We consider second-order finite difference schemes to solve these equations accurately and efficiently as well. Since the transport equation includes the gradient and the Laplacian of the computed traveltime, special superconvergent difference formulas must be employed to guarantee accurate amplitudes. Upwind differences are requisite to sharply resolve discontinuities in the traveltime derivatives, while centered differences improve accuracy and enjoy extra-order accuracy for the averaged gradient of the traveltime field. A second-order upwind ENO (Essentially Non-Oscillatory) scheme satisfies these requirements; the scheme is implemented with a dynamic DNO (Down 'N' Out) marching and an effective PS (Post Sweeping); the resulting algorithm, ENO-DNO-PS, turns out to be unconditionally ray-stable.
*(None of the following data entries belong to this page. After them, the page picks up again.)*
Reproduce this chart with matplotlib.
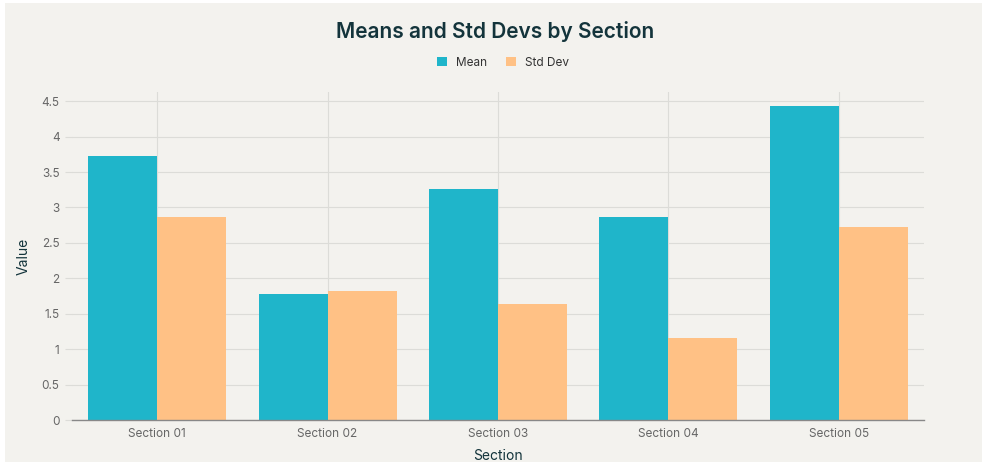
import numpy as np
import matplotlib.pyplot as plt
from matplotlib.patches import Rectangle

plt.rcParams['font.family'] = ['Inter', 'DejaVu Sans']

# data
sections = ['Section 01', 'Section 02', 'Section 03', 'Section 04', 'Section 05']
means = [3.72, 1.78, 3.26, 2.86, 4.43]
stds = [2.86, 1.82, 1.64, 1.16, 2.72]
yticks = [0, 0.5, 1, 1.5, 2, 2.5, 3, 3.5, 4, 4.5]
ytick_labels = ['0', '0.5', '1', '1.5', '2', '2.5', '3', '3.5', '4', '4.5']

bg = '#f3f2ee'
mean_col = '#1fb5ca'
std_col = '#ffc185'

fig = plt.figure(figsize=(9.87, 4.65), dpi=100, facecolor='white')
# off-white panel with thin white margin
panel = Rectangle((5 / 987, 3 / 465), 977 / 987, 459 / 465,
                  transform=fig.transFigure, facecolor=bg,
                  edgecolor='none', zorder=-10)
fig.add_artist(panel)

ax = fig.add_axes([72 / 987, 45 / 465, 852 / 987, 328 / 465])
ax.set_facecolor(bg)

x = np.arange(len(sections))
w = 0.405
ax.bar(x - w / 2, means, w, color=mean_col, label='Mean', zorder=3)
ax.bar(x + w / 2, stds, w, color=std_col, label='Std Dev', zorder=3)

ax.set_xlim(-0.5, len(sections) - 0.5)
ax.set_ylim(0, 4.63)
ax.set_xticks(x)
ax.set_xticklabels(sections, fontsize=8.5, color='#666666')
ax.set_yticks(yticks)
ax.set_yticklabels(ytick_labels, fontsize=8.5, color='#666666')

ax.grid(True, color='#dcdcd8', linewidth=0.8, zorder=0)
ax.set_axisbelow(True)
for s in ['top', 'right', 'left']:
    ax.spines[s].set_visible(False)
ax.spines['bottom'].set_color('#888888')
ax.spines['bottom'].set_linewidth(1)
ax.spines['bottom'].set_zorder(4)
ax.tick_params(axis='x', length=0, pad=6)
ax.tick_params(axis='y', length=5, color='#dcdcd8', pad=4)

ax.set_ylabel('Value', fontsize=10, color='#13343b', labelpad=8)
ax.set_xlabel('Section', fontsize=10, color='#13343b', labelpad=6)

fig.text(0.502, 0.932, 'Means and Std Devs by Section', ha='center', va='center',
         fontsize=15, fontweight='semibold', color='#13343b')
fig.legend(loc='center', bbox_to_anchor=(0.51, 0.865), ncol=2, frameon=False,
           fontsize=8.5, handlelength=0.8, handleheight=0.8, columnspacing=1.6,
           handletextpad=0.8, labelcolor='#333333')

fig.savefig('out.png', dpi=100, facecolor='white')
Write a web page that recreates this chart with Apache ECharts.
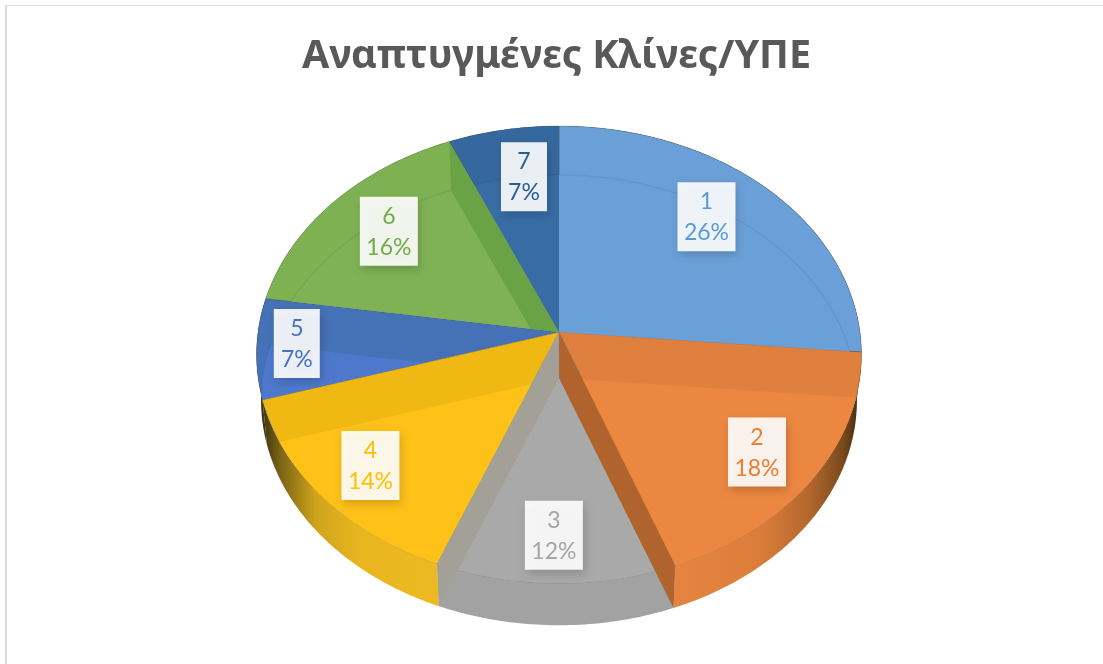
<!DOCTYPE html>
<html><head><meta charset="utf-8">
<style>html,body{margin:0;padding:0;background:#fff}#c{width:1103px;height:664px}</style>
<script src="https://cdn.jsdelivr.net/npm/echarts@6/dist/echarts.min.js"></script>
</head><body><div id="c"></div>
<script>
const chartTitle = 'Αναπτυγμένες Κλίνες/ΥΠΕ';
const categories = ['1','2','3','4','5','6','7'];
const seriesValues = [26.4,17.9,11.7,14.3,7.1,16.1,6.5];

// styles
const labelColors = ['#5b9bd5','#ed7d31','#a5a5a5','#ffc000','#4472c4','#70ad47','#255e91'];
const bandColors  = ['#6a9fd7','#df803f','#a6a49c','#f0b813','#4571b7','#7db152','#35689e'];
const innerColors = ['#6aa0d8','#ec8741','#a9a9a9','#fec118','#4e78cb','#7eb254','#386ca4'];
const wallColors  = ['#3a2a10','#e0823e','#a2a2a2','#e9b620','#3f3510','#5f9a3d','#2c5a8c'];
// layout: perspective disc
const CX=559, CY=332, B=301, A=226.3, K=-0.0985, DROP=46, BOTTOM_SCALE=0.985;
const labelNudge=[[-1,-13],[23,20],[-3,33],[-26,21],[-51,0],[-10,-8],[5,-10]];
const BOX_H=69;

const total = seriesValues.reduce((a,b)=>a+b,0);
const cum=[0]; seriesValues.forEach(v=>cum.push(cum[cum.length-1]+v));
const theta = s => s/total*2*Math.PI;
function project(t,f,bottom){
  const u=f*Math.sin(t), v=-f*Math.cos(t), w=1+K*v;
  const s=bottom?BOTTOM_SCALE:1;
  return [CX+s*B*u/w, CY+(bottom?DROP:0)+s*A*v/w];
}
function arc(i,bottom){
  const a=theta(cum[i]), b=theta(cum[i+1]), n=Math.max(4,Math.ceil((b-a)/0.015)), pts=[];
  for(let j=0;j<=n;j++) pts.push(project(a+(b-a)*j/n,1,bottom));
  return pts;
}
const apex = bottom => project(0,0,bottom);
const slice = (i,bottom)=>[apex(bottom)].concat(arc(i,bottom));
const wallQuad = s => {const t=theta(s);return [apex(false),project(t,1,false),project(t,1,true),apex(true)];};

const wallFill = {
  1:{type:'linear',x:0,y:0,x2:1,y2:0,colorStops:[{offset:0,color:'#e4843f'},{offset:.45,color:'#dc7e3b'},{offset:.72,color:'#b5682e'},{offset:.9,color:'#7a4a1c'},{offset:1,color:'#3a2a10'}]},
  3:{type:'linear',x:0,y:0,x2:1,y2:0,colorStops:[{offset:0,color:'#3f3510'},{offset:.1,color:'#7a6414'},{offset:.3,color:'#cfa41c'},{offset:.55,color:'#e8b51f'},{offset:1,color:'#ecba20'}]}
};

function renderWall(p){const i=p.dataIndex;
  return {type:'polygon',shape:{points:arc(i,false).concat(arc(i,true).reverse())},style:{fill:wallFill[i]||wallColors[i]}};}
function renderTop(p){const i=p.dataIndex;
  return {type:'polygon',shape:{points:slice(i,false)},style:{fill:bandColors[i],stroke:'rgba(60,60,60,0.22)',lineWidth:1}};}
function renderInner(p){const i=p.dataIndex;
  const clip=()=>({type:'polygon',shape:{points:slice(i,false)}});
  return {type:'group',children:[
    {type:'polygon',shape:{points:slice(i,true)},clipPath:clip(),style:{fill:innerColors[i]}},
    {type:'polyline',shape:{points:arc(i,true)},clipPath:clip(),style:{fill:'none',stroke:'rgba(40,40,40,0.07)',lineWidth:1.5}}
  ]};}
function renderStripe(p){const i=p.dataIndex;
  const kids=[];
  if(i===2) kids.push({type:'polygon',shape:{points:wallQuad(cum[3])},style:{fill:'#a3a197'}});
  if(i===1) kids.push({type:'polygon',shape:{points:wallQuad(cum[2])},style:{fill:'#b0632c'}});
  if(i===5) kids.push({type:'polygon',shape:{points:wallQuad(cum[6])},clipPath:{type:'polygon',shape:{points:slice(5,false)}},style:{fill:'#6aa346'}});
  return {type:'group',children:kids};}
function renderLabel(p){const i=p.dataIndex;
  const m=project(theta((cum[i]+cum[i+1])/2),0.7,false);
  const x=m[0]+labelNudge[i][0], y=m[1]+labelNudge[i][1];
  const font='"Lato","Noto Sans",sans-serif', c=labelColors[i];
  const pct=Math.round(seriesValues[i]/total*100)+'%';
  const w=pct.length>2?58:46;
  return {type:'group',children:[
    {type:'rect',shape:{x:x-w/2,y:y-BOX_H/2,width:w,height:BOX_H},
     style:{fill:'rgba(255,255,255,0.9)',shadowBlur:9,shadowOffsetX:2,shadowOffsetY:4,shadowColor:'rgba(0,0,0,0.2)'}},
    {type:'text',style:{x:x,y:y-15,text:categories[i],fill:c,font:'23px '+font,textAlign:'center',textVerticalAlign:'middle'}},
    {type:'text',style:{x:x,y:y+16,text:pct,fill:c,font:'23px '+font,textAlign:'center',textVerticalAlign:'middle'}}
  ]};}

const data = categories.map((c,i)=>({name:c,value:seriesValues[i]}));
const mk=(fn,z)=>({type:'custom',coordinateSystem:'none',renderItem:fn,data:data,z:z,silent:true,animation:false,clip:false});
const chart=echarts.init(document.getElementById('c'),null,{renderer:'canvas'});
chart.setOption({
  animation:false,backgroundColor:'#ffffff',
  title:{text:chartTitle,left:551.5,textAlign:'center',top:32,
    textStyle:{color:'#595959',fontWeight:'bold',fontSize:39.5,fontFamily:'"Noto Sans",sans-serif'}},
  graphic:[
    {type:'rect',silent:true,z:100,shape:{x:5,y:5,width:1098,height:1},style:{fill:'#dcdcdc'}},
    {type:'rect',silent:true,z:100,shape:{x:5,y:5,width:2,height:659},style:{fill:'#dcdcdc'}}
  ],
  series:[mk(renderWall,1),mk(renderTop,2),mk(renderInner,3),mk(renderStripe,4),mk(renderLabel,5)]
});
</script></body></html>
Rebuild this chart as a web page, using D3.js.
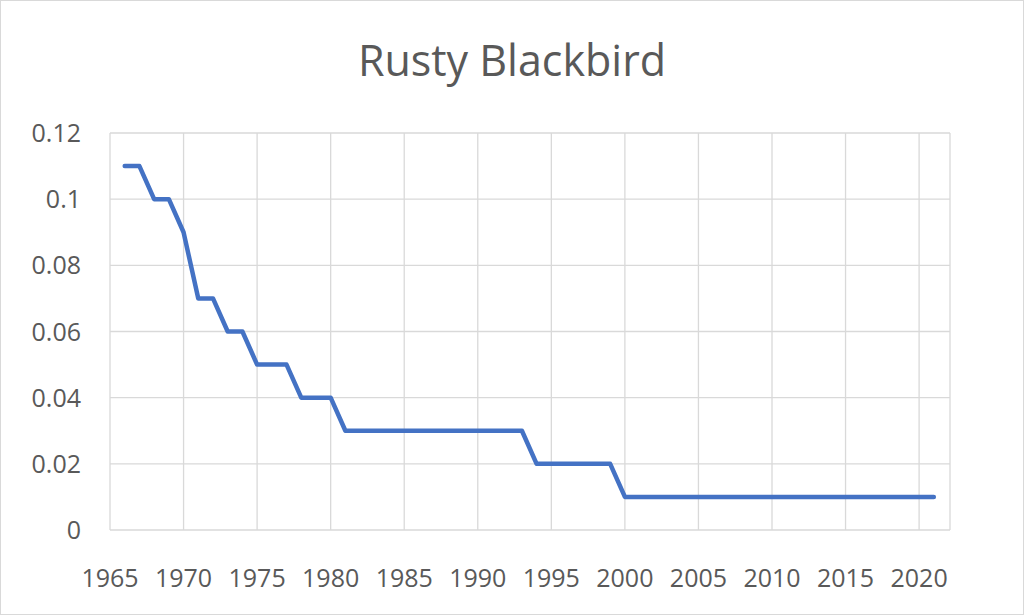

It is numerically verified that the computed amplitude is first-order accurate, while the first-arrival traveltime shows second-order accuracy. The algorithm has been successfully tested for real velocity models having large contrasts, and extended for anisotropic media (vertical/tilted-axis transverse isotropy). We will discuss in detail important/interesting numerical and technical issues, including boundary treatment, velocity averaging, and initialization schemes for the DNO marching.
I will NOT forget to discuss open/challenging problems for which engineers in oil industry are boiling their brains.